EXERCISE INPUTS:
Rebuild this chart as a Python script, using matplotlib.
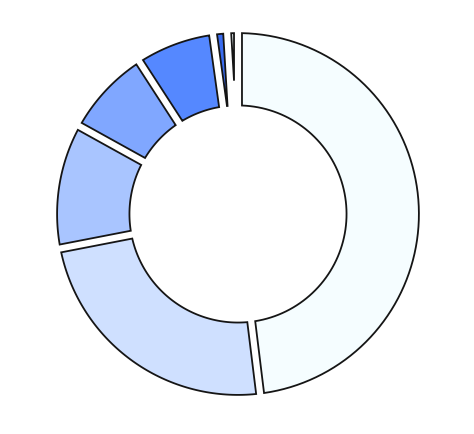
* * *
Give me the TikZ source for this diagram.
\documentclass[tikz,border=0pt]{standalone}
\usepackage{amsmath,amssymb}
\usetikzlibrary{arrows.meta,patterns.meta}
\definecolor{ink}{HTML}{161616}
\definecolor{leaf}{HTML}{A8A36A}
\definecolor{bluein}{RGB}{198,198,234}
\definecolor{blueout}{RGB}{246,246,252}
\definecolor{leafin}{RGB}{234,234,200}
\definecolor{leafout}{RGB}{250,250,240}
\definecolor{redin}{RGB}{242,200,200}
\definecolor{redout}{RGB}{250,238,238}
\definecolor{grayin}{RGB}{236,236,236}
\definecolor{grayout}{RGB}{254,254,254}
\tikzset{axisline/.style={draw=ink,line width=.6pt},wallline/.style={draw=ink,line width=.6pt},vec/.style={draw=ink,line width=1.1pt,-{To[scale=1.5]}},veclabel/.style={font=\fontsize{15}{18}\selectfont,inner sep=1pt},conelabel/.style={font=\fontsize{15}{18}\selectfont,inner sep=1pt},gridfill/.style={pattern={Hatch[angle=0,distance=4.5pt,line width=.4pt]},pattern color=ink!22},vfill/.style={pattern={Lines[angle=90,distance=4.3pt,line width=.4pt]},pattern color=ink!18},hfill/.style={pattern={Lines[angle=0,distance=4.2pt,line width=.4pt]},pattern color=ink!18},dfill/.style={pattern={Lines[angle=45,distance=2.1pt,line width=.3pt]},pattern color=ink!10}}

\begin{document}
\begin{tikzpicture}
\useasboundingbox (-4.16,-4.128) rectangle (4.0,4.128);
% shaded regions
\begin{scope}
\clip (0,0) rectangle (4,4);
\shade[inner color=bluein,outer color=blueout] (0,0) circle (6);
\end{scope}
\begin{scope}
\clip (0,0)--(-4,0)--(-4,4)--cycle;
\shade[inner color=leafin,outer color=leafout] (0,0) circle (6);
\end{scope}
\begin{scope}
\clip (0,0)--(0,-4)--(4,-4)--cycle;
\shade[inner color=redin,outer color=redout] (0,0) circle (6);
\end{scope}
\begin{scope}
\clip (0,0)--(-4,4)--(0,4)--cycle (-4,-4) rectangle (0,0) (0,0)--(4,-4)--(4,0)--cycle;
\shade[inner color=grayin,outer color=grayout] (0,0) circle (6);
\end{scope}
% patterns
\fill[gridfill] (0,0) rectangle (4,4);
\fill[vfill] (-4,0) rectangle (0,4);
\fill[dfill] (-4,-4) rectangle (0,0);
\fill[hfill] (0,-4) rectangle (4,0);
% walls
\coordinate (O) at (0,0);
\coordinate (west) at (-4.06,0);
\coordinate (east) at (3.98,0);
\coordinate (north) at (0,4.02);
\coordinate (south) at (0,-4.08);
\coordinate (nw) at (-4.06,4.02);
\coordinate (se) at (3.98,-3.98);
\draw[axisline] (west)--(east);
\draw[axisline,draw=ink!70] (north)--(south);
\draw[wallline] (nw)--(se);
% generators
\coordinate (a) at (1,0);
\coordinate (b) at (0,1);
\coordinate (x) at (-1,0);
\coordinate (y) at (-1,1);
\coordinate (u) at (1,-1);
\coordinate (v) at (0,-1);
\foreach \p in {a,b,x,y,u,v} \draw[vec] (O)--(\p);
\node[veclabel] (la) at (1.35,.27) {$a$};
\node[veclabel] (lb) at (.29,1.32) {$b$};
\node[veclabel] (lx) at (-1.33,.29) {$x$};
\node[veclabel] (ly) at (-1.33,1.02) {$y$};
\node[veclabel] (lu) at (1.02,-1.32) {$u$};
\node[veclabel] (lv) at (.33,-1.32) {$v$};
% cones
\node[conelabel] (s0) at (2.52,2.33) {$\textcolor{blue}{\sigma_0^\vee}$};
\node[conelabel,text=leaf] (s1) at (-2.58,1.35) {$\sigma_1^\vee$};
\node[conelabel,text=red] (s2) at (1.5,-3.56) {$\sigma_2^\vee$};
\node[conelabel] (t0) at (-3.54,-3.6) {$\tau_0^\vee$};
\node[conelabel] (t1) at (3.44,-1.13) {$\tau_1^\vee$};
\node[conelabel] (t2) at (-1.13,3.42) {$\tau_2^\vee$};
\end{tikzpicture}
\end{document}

EXERCISE:
Pick out and copy the lines of the entries that hold the string "this".

ANSWER IN FULL:
Rebuild this chart as a Python script, using matplotlib.
Give me the TikZ source for this diagram.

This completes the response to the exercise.